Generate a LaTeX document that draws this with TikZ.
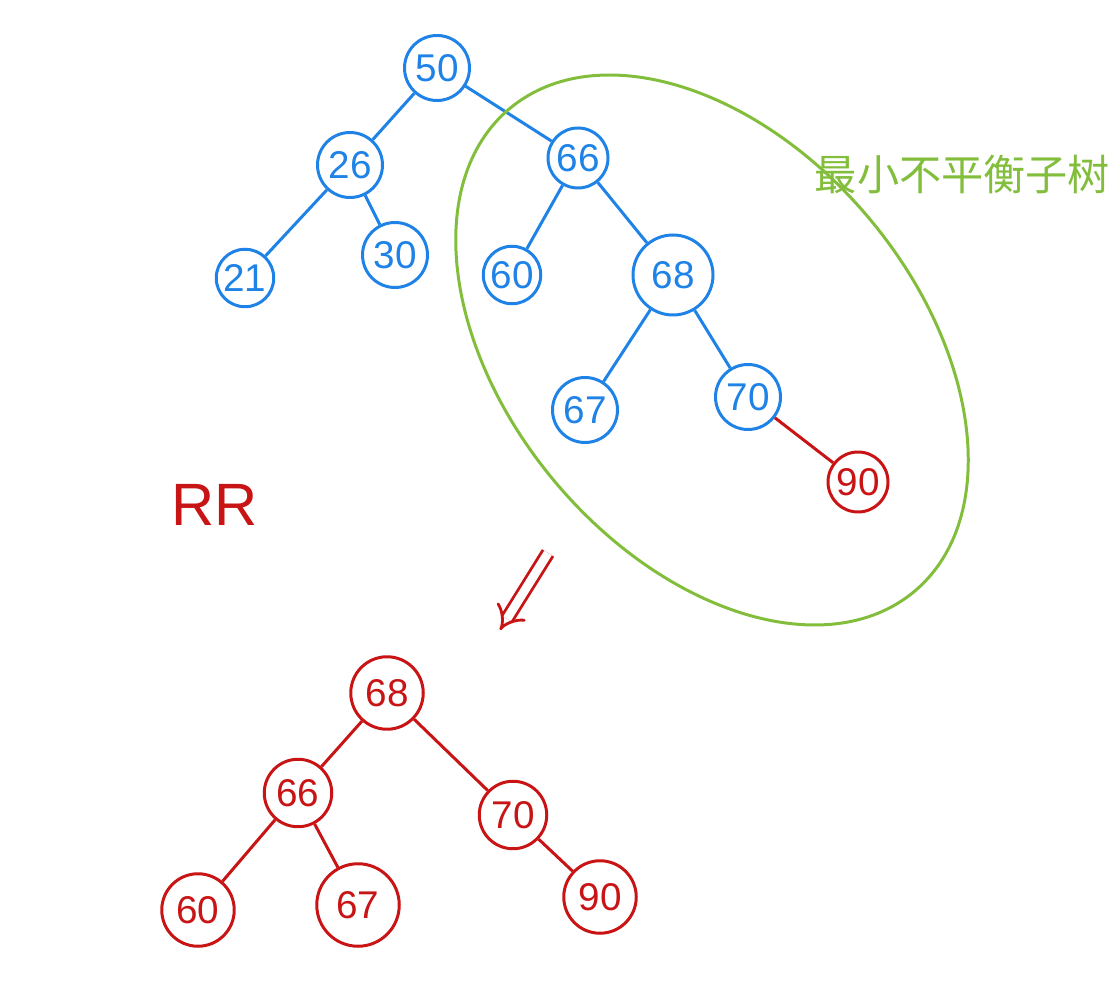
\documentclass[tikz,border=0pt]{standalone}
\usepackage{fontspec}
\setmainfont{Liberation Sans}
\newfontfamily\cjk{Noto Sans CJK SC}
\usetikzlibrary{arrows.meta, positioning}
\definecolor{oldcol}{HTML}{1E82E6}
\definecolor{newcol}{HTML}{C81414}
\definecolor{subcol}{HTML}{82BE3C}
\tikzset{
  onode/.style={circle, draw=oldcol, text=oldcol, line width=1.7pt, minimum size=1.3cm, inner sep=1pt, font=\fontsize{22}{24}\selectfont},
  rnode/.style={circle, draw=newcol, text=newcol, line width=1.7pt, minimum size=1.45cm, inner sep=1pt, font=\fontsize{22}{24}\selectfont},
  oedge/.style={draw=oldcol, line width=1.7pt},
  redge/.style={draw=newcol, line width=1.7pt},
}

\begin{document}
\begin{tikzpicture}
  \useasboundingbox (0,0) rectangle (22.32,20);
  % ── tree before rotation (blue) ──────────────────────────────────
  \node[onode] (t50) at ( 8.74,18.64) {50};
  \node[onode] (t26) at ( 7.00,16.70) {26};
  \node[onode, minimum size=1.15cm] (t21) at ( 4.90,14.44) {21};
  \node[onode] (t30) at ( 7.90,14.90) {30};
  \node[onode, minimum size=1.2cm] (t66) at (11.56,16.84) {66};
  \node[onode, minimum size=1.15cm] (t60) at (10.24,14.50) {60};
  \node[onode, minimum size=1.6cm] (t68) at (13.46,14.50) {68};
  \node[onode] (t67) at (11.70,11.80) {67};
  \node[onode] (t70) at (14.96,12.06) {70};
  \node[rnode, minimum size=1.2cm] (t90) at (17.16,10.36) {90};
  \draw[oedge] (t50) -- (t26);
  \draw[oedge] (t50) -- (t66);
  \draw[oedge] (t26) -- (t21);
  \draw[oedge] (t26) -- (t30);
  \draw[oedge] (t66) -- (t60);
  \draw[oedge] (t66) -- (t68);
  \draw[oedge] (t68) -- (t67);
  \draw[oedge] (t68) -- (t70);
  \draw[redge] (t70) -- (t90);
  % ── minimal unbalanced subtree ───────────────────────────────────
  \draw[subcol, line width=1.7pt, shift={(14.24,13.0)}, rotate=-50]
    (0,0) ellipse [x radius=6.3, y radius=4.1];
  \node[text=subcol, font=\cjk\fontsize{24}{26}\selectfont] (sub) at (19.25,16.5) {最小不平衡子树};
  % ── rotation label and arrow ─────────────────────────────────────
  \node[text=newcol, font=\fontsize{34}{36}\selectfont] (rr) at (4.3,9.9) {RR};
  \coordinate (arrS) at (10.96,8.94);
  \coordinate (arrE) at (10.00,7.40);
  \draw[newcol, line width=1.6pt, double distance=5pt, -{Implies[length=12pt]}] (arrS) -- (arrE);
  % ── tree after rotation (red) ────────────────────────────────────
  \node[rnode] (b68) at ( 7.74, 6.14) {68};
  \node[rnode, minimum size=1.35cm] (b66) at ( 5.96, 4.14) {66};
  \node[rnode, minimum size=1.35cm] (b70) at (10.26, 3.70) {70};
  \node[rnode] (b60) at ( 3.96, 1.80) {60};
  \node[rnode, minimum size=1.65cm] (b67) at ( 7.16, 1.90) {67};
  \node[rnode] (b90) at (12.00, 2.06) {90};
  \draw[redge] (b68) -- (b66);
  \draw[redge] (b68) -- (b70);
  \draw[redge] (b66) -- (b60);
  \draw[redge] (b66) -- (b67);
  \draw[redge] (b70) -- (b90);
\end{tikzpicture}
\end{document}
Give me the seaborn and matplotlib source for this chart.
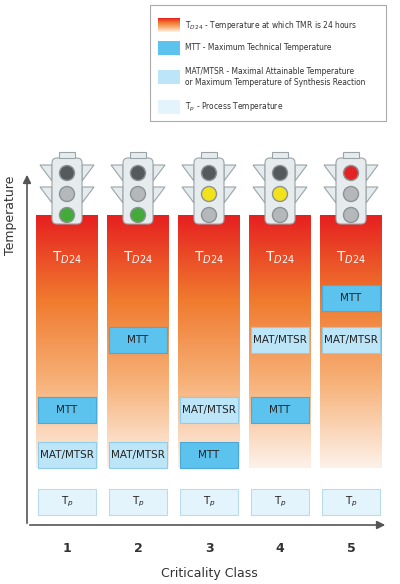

···

- What you have to do -
A faithful copy of the records above is needed, with the pictures left out.

- Solution for this exercise -
Generate a LaTeX document that draws this with TikZ.
\documentclass[tikz,border=0pt]{standalone}
\usepackage{fontspec}
\setmainfont{Liberation Sans}
\newfontfamily\cjk{Noto Sans CJK SC}
\usetikzlibrary{arrows.meta, positioning}
\definecolor{oldcol}{HTML}{1E82E6}
\definecolor{newcol}{HTML}{C81414}
\definecolor{subcol}{HTML}{82BE3C}
\tikzset{
  onode/.style={circle, draw=oldcol, text=oldcol, line width=1.7pt, minimum size=1.3cm, inner sep=1pt, font=\fontsize{22}{24}\selectfont},
  rnode/.style={circle, draw=newcol, text=newcol, line width=1.7pt, minimum size=1.45cm, inner sep=1pt, font=\fontsize{22}{24}\selectfont},
  oedge/.style={draw=oldcol, line width=1.7pt},
  redge/.style={draw=newcol, line width=1.7pt},
}

\begin{document}
\begin{tikzpicture}
  \useasboundingbox (0,0) rectangle (22.32,20);
  % ── tree before rotation (blue) ──────────────────────────────────
  \node[onode] (t50) at ( 8.74,18.64) {50};
  \node[onode] (t26) at ( 7.00,16.70) {26};
  \node[onode, minimum size=1.15cm] (t21) at ( 4.90,14.44) {21};
  \node[onode] (t30) at ( 7.90,14.90) {30};
  \node[onode, minimum size=1.2cm] (t66) at (11.56,16.84) {66};
  \node[onode, minimum size=1.15cm] (t60) at (10.24,14.50) {60};
  \node[onode, minimum size=1.6cm] (t68) at (13.46,14.50) {68};
  \node[onode] (t67) at (11.70,11.80) {67};
  \node[onode] (t70) at (14.96,12.06) {70};
  \node[rnode, minimum size=1.2cm] (t90) at (17.16,10.36) {90};
  \draw[oedge] (t50) -- (t26);
  \draw[oedge] (t50) -- (t66);
  \draw[oedge] (t26) -- (t21);
  \draw[oedge] (t26) -- (t30);
  \draw[oedge] (t66) -- (t60);
  \draw[oedge] (t66) -- (t68);
  \draw[oedge] (t68) -- (t67);
  \draw[oedge] (t68) -- (t70);
  \draw[redge] (t70) -- (t90);
  % ── minimal unbalanced subtree ───────────────────────────────────
  \draw[subcol, line width=1.7pt, shift={(14.24,13.0)}, rotate=-50]
    (0,0) ellipse [x radius=6.3, y radius=4.1];
  \node[text=subcol, font=\cjk\fontsize{24}{26}\selectfont] (sub) at (19.25,16.5) {最小不平衡子树};
  % ── rotation label and arrow ─────────────────────────────────────
  \node[text=newcol, font=\fontsize{34}{36}\selectfont] (rr) at (4.3,9.9) {RR};
  \coordinate (arrS) at (10.96,8.94);
  \coordinate (arrE) at (10.00,7.40);
  \draw[newcol, line width=1.6pt, double distance=5pt, -{Implies[length=12pt]}] (arrS) -- (arrE);
  % ── tree after rotation (red) ────────────────────────────────────
  \node[rnode] (b68) at ( 7.74, 6.14) {68};
  \node[rnode, minimum size=1.35cm] (b66) at ( 5.96, 4.14) {66};
  \node[rnode, minimum size=1.35cm] (b70) at (10.26, 3.70) {70};
  \node[rnode] (b60) at ( 3.96, 1.80) {60};
  \node[rnode, minimum size=1.65cm] (b67) at ( 7.16, 1.90) {67};
  \node[rnode] (b90) at (12.00, 2.06) {90};
  \draw[redge] (b68) -- (b66);
  \draw[redge] (b68) -- (b70);
  \draw[redge] (b66) -- (b60);
  \draw[redge] (b66) -- (b67);
  \draw[redge] (b70) -- (b90);
\end{tikzpicture}
\end{document}
Give me the seaborn and matplotlib source for this chart.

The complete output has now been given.